PIRATES HIDE SMALL PRINT
The petrol pirates’ propaganda people have been at it again. Despite all the evidence they and their allies in the motoring organisations are still trying to argue those of us in driving land are wrong and fuel prices are all kosher. The normally conservative NT News (home to headlines such as “Horny roo stalks NT women”) said it best: ‘‘Fuel price rort a decade of lies.’’
Our car comrades up north are paying more for their diesel than anywhere else in Australia and the known universe. Chief Minister Adam Giles, a man known for understatement, said: “I spoke to some fuel companies yesterday and expressed my concern to them and said we are not going to be in this position where every time the price gouging continues I have to make a phone call to you blokes to start dropping your price.”
Giles went on to say the Northern Territory could look at producing its own fuel to support residents and shipping and resource industries hit by diesel prices.

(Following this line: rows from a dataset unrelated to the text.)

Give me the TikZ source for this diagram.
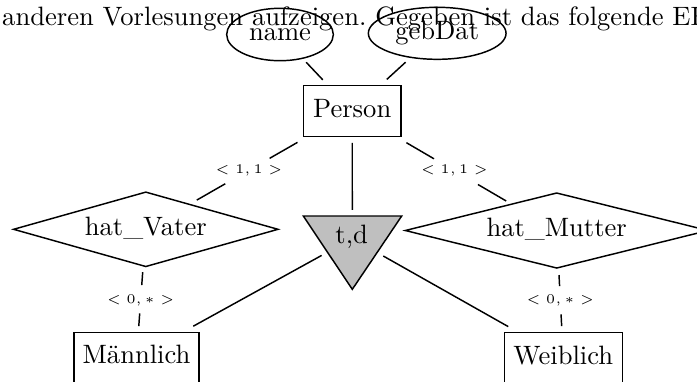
\documentclass[tikz,border=0pt]{standalone}
\usetikzlibrary{shapes.geometric,calc}
\newcommand{\pxu}{0.37636pt}
\begin{document}
\begin{tikzpicture}[x=0.37636pt,y=-0.37636pt,line width=0.55pt,
  entbox/.style={draw,rectangle,inner sep=0pt,minimum height=50.5*\pxu,text height=6.94pt,text depth=2.2pt},
  attr/.style={draw,ellipse,inner sep=0pt},
  rel/.style={draw,diamond,inner sep=1pt,aspect=3.5,text height=6.94pt,text depth=2.2pt},
  card/.style={font=\tiny,inner sep=0pt},
  isagray/.style={fill=black!25}]
\useasboundingbox (0,0) rectangle (697,381);
\clip (0,0) rectangle (697,381);
% intro text
\node[anchor=base west,inner sep=0pt] (intro) at (1.5,25) {\frenchspacing anderen Vorlesungen aufzeigen. Gegeben ist das folgende EF};
% entities
\node[entbox,minimum width=97.5*\pxu] (person) at (352.2,111) {Person};
\node[entbox,minimum width=125*\pxu] (maennlich) at (136.5,357.5) {Männlich};
\node[entbox,minimum width=118*\pxu] (weiblich) at (563.3,357.7) {Weiblich};
% attributes
\node[attr,minimum width=106.7*\pxu,minimum height=52.4*\pxu] (name) at (280,34.5) {name};
\node[attr,minimum width=137.7*\pxu,minimum height=52*\pxu] (gebdat) at (437.2,33.3) {gebDat};
% relationships
\node[rel,minimum width=265*\pxu,minimum height=75*\pxu] (vater) at (145.8,229.3) {hat\_Vater};
\node[rel,minimum width=303.4*\pxu,minimum height=75.6*\pxu] (mutter) at (556.7,230.5) {hat\_Mutter};
% isa triangle
\coordinate (isatl) at (303.3,216);
\coordinate (isatr) at (401.7,216);
\coordinate (isab) at (352.3,289.3);
\coordinate (isac) at (352.3,238.5);
\draw[isagray] (isatl) -- (isatr) -- (isab) -- cycle;
\node[anchor=base] (isa) at (351.7,243.5) {t,d};
% attribute connectors
\draw ($(name)!0.363!(person)$) -- ($(name)!0.593!(person)$);
\draw ($(gebdat)!0.372!(person)$) -- ($(gebdat)!0.593!(person)$);
% person - hat_Vater
\draw ($(person)!0.265!(vater)$) -- ($(person)!0.40!(vater)$)
      ($(person)!0.615!(vater)$) -- ($(person)!0.753!(vater)$);
\node[card] (c1) at ($(person)!0.5!(vater)$) {$<1,1>$};
% person - hat_Mutter
\draw ($(person)!0.265!(mutter)$) -- ($(person)!0.40!(mutter)$)
      ($(person)!0.615!(mutter)$) -- ($(person)!0.753!(mutter)$);
\node[card] (c2) at ($(person)!0.5!(mutter)$) {$<1,1>$};
% hat_Vater - Maennlich
\draw ($(vater)!0.334!(maennlich)$) -- ($(vater)!0.435!(maennlich)$)
      ($(vater)!0.656!(maennlich)$) -- ($(vater)!0.755!(maennlich)$);
\node[card] (c3) at ($(vater)!0.552!(maennlich)$) {$<0,*>$};
% hat_Mutter - Weiblich
\draw ($(mutter)!0.35!(weiblich)$) -- ($(mutter)!0.437!(weiblich)$)
      ($(mutter)!0.66!(weiblich)$) -- ($(mutter)!0.752!(weiblich)$);
\node[card] (c4) at ($(mutter)!0.547!(weiblich)$) {$<0,*>$};
% isa connectors
\draw ($(person)!0.249!(isac)$) -- ($(person)!0.776!(isac)$);
\draw ($(isac)!0.142!(maennlich)$) -- ($(isac)!0.737!(maennlich)$);
\draw ($(isac)!0.147!(weiblich)$) -- ($(isac)!0.739!(weiblich)$);
\end{tikzpicture}
\end{document}
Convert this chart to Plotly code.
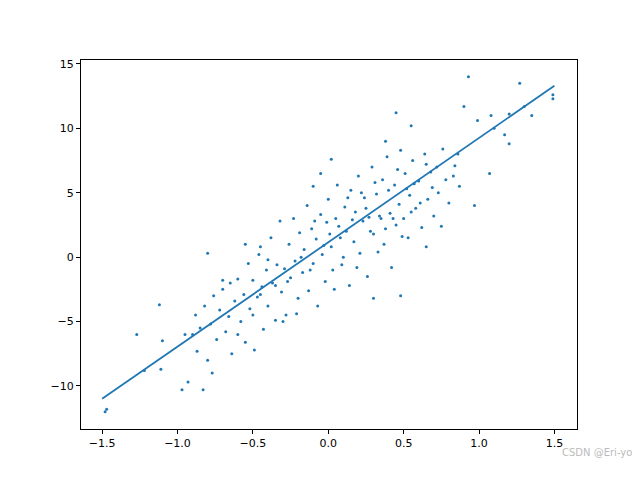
import plotly.graph_objects as go

# scatter points (approximate)
pts_x = [-1.48, -1.47, -1.27, -1.22, -1.12, -1.11, -1.1, -0.97, -0.95, -0.93, -0.87, -0.83, -0.8, -0.77,
         -0.7, -0.55, -0.45, -0.1, -0.05, 0.02, 0.3, 0.38, 0.45, 0.48, 0.55, 0.65, 0.75, 0.9, 0.93,
         0.97, 1.07, 1.1, 1.17, 1.2, 1.27, 1.3, 1.35, 1.49, 1.49, 1.2, 1.08, 0.99, 0.84, 0.87,
         -0.9, -0.88, -0.85, -0.82, -0.8, -0.78, -0.76, -0.74, -0.72, -0.7, -0.68, -0.66, -0.64, -0.62,
         -0.6, -0.58, -0.56, -0.55, -0.53, -0.52, -0.5, -0.49, -0.47, -0.46, -0.44, -0.43, -0.41, -0.4,
         -0.38, -0.37, -0.35, -0.34, -0.32, -0.31, -0.29, -0.28, -0.26, -0.25, -0.23, -0.22, -0.2, -0.19,
         -0.17, -0.16, -0.14, -0.13, -0.11, -0.1, -0.08, -0.07, -0.05, -0.04, -0.02, -0.01, 0.0, 0.02,
         0.03, 0.05, 0.06, 0.08, 0.09, 0.11, 0.12, 0.14, 0.15, 0.17, 0.18, 0.2, 0.21, 0.23, 0.24, 0.26,
         0.27, 0.29, 0.3, 0.32, 0.33, 0.35, 0.36, 0.38, 0.39, 0.41, 0.42, 0.44, 0.45, 0.47, 0.48, 0.5,
         0.51, 0.53, 0.54, 0.56, 0.58, 0.6, 0.62, 0.64, 0.66, 0.68, 0.7, 0.73, 0.76, 0.8, 0.83,
         -0.65, -0.6, -0.5, -0.45, -0.4, -0.35, -0.3, -0.27, -0.21, -0.18, -0.12, -0.09, -0.03, 0.01,
         0.04, 0.07, 0.1, 0.13, 0.16, 0.19, 0.22, 0.25, 0.28, 0.31, 0.34, 0.37, 0.4, 0.43, 0.46, 0.49,
         0.52, 0.55, 0.57, 0.61, 0.65, 0.69, 0.72, 0.78, 0.86]
pts_y = [-12.0, -11.8, -6.0, -8.8, -3.7, -8.7, -6.5, -10.3, -6.0, -9.7, -7.3, -10.3, 0.3, -9.0,
         -1.8, 1.0, 0.8, 5.5, 6.5, 7.6, -3.2, 9.0, 11.2, -3.0, 10.2, 0.8, 2.4, 11.7, 14.0,
         4.0, 6.5, 10.0, 9.5, 11.1, 13.5, 11.7, 11.0, 12.6, 12.3, 8.8, 11.0, 10.6, 7.1, 5.5,
         -6.0, -4.5, -5.5, -3.8, -8.0, -5.2, -3.0, -6.4, -4.1, -2.5, -5.8, -4.6, -7.5, -3.4,
         -1.7, -5.0, -2.9, -6.6, -0.5, -4.0, -1.8, -7.2, -3.1, 0.2, -2.3, -5.6, -1.0, -3.8,
         1.5, -2.0, -4.9, -0.6, 2.8, -2.7, -0.9, -4.5, 1.0, -1.6, 3.0, -0.3, -3.2, 1.9,
         -1.2, 0.6, 4.0, -2.6, 2.2, -0.5, 1.4, -3.8, 3.3, 0.2, -1.9, 2.7, 4.5, 0.8,
         -1.0, 3.0, 5.6, 1.5, -0.6, 3.9, 2.0, -2.2, 5.2, 1.2, 3.5, 6.3, 0.3, 2.8, 4.6, -1.5,
         3.1, 7.0, 1.8, 4.9, 0.4, 3.0, 6.0, 2.2, 7.8, 3.4, -0.8, 5.6, 2.5, 4.1, 8.3, 3.0,
         6.5, 1.5, 4.8, 7.5, 3.8, 5.9, 2.3, 8.0, 4.5, 6.6, 3.2, 5.0, 8.4, 4.2, 6.3,
         -2.0, -6.0, -4.5, -2.9, -0.2, -2.2, -5.0, -1.9, -4.4, 0.0, -1.0, 2.8, 0.9, 1.8,
         -2.5, 2.4, 0.0, 4.6, 2.9, -0.8, 5.0, 3.8, 2.0, 5.8, 3.2, 1.0, 5.2, 3.0, 6.8, 1.6,
         5.3, 3.5, 5.7, 4.2, 7.2, 5.4, 7.0, 6.0, 8.0]

# fitted line ends
line_x = [-1.5, 1.5]
line_y = [-11.0, 13.3]

blue = "#1f77b4"
fig = go.Figure()
fig.add_trace(go.Scatter(x=pts_x, y=pts_y, mode="markers",
                         marker=dict(color=blue, size=3), showlegend=False))
fig.add_trace(go.Scatter(x=line_x, y=line_y, mode="lines",
                         line=dict(color=blue, width=1.8), showlegend=False))

ax = dict(showgrid=False, zeroline=False, showline=True, linecolor="black", linewidth=1,
          mirror=True, ticks="outside", ticklen=4, tickcolor="black")
fig.update_layout(
    width=640, height=480, plot_bgcolor="white", paper_bgcolor="white",
    margin=dict(l=73, r=71, t=52, b=59),
    font=dict(family="DejaVu Sans", size=11, color="black"),
    xaxis=dict(ax, range=[-1.64, 1.65], tickvals=[-1.5, -1.0, -0.5, 0.0, 0.5, 1.0, 1.5],
               ticktext=["−1.5", "−1.0", "−0.5", "0.0", "0.5", "1.0", "1.5"]),
    yaxis=dict(ax, range=[-13.34, 15.3], tickvals=[-10, -5, 0, 5, 10, 15],
               ticktext=["−10", "−5", "0", "5", "10", "15"]),
    annotations=[dict(text="CSDN @Eri-yo", xref="paper", yref="paper", x=1.115, y=-0.085,
                      xanchor="right", showarrow=False, font=dict(size=10, color="#bbbbbb"))],
)
fig.write_html("out.html")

In Victoria “industry and motoring bodies” have expressed concern that motorists are being misled by petrol prices shown on servo price boards. That is when you see a huge sign saying “6 cents off” and you miss the small print that tells you the discount is only available with a shoppers docket.
Naturally this sort of switch and bait advertising is banned in NSW and South Australia. But the petrol pirates argue that if they had to change the signs the price of petrol would have to go up. “And,” said a spokesman, “we couldn’t find a single complaint on file from a confused customer.”
Hmmm. In 2012, a meeting of Australian and New Zealand consumer ministers was told 92 per cent of motorists “indicated that they check the price of fuel on the price board before they enter a fuel station”. At the same meeting, they were told “a survey of over 800 respondents indicated that 54 per cent had driven into a service station expecting a certain price only to discover it was more expensive, including where a discounted price had been advertised”. Of course they wouldn’t complain because they know nothing would happen.
But after telling us the Australian Competition and Consumer Commission was happy with their petrol prices, ACCC boss Rod Sims this month ‘‘slammed petrol companies for failing to pass on low oil prices to motorists’’. Sims told this paper that the market is not working as competitively ‘‘as we would like it to due to lack of robust competition. Retailers’ margins were 6 or 7 cents a litre too high and international refiners’ margins were 20 cents compared to the usual 7 cents a litre’’. And Simmsy didn’t mention the price of Singapore crude or Baltic exchange rates once. But of course our former friends in the big privatised motoring organisations did as they defended the petrol pirates.
Naturally, this is a perfect segue to Jerry Seinfeld’s auction of three of his 46 Porsches, which are part of his 100-car collection. If I remember right, Seinfeld kept the three porkers in his three-storey underground garage on the Upper West Side. The star of the YouTube car-porn show Comedians in Cars Getting Coffee is expecting about $14 million for the fleet when Dave Gooding auctions them in March.
Everyone is excited about the 1955 550 Spyder ($8m) but not being a 356 person I will be bidding on the yellow 1974 Porsche 911 Carrera 3.0 RSR race car (pictured) once driven by Revlon heir Peter Revson ($2.2m). If you weren’t factory-sponsored but simply a rich gentleperson wanting to run around Le Mans, the RSR was your only option. Gooding sold two of these for $1.8 million last year but you will pay extra for Seinfeld’s and Revson’s ownership.
Certainly, these three are a little out of the league of Jerry, Eileen and George. In Seinfeld they drove Escorts, BMWs and the very famous Cadillac Coupe de Ville.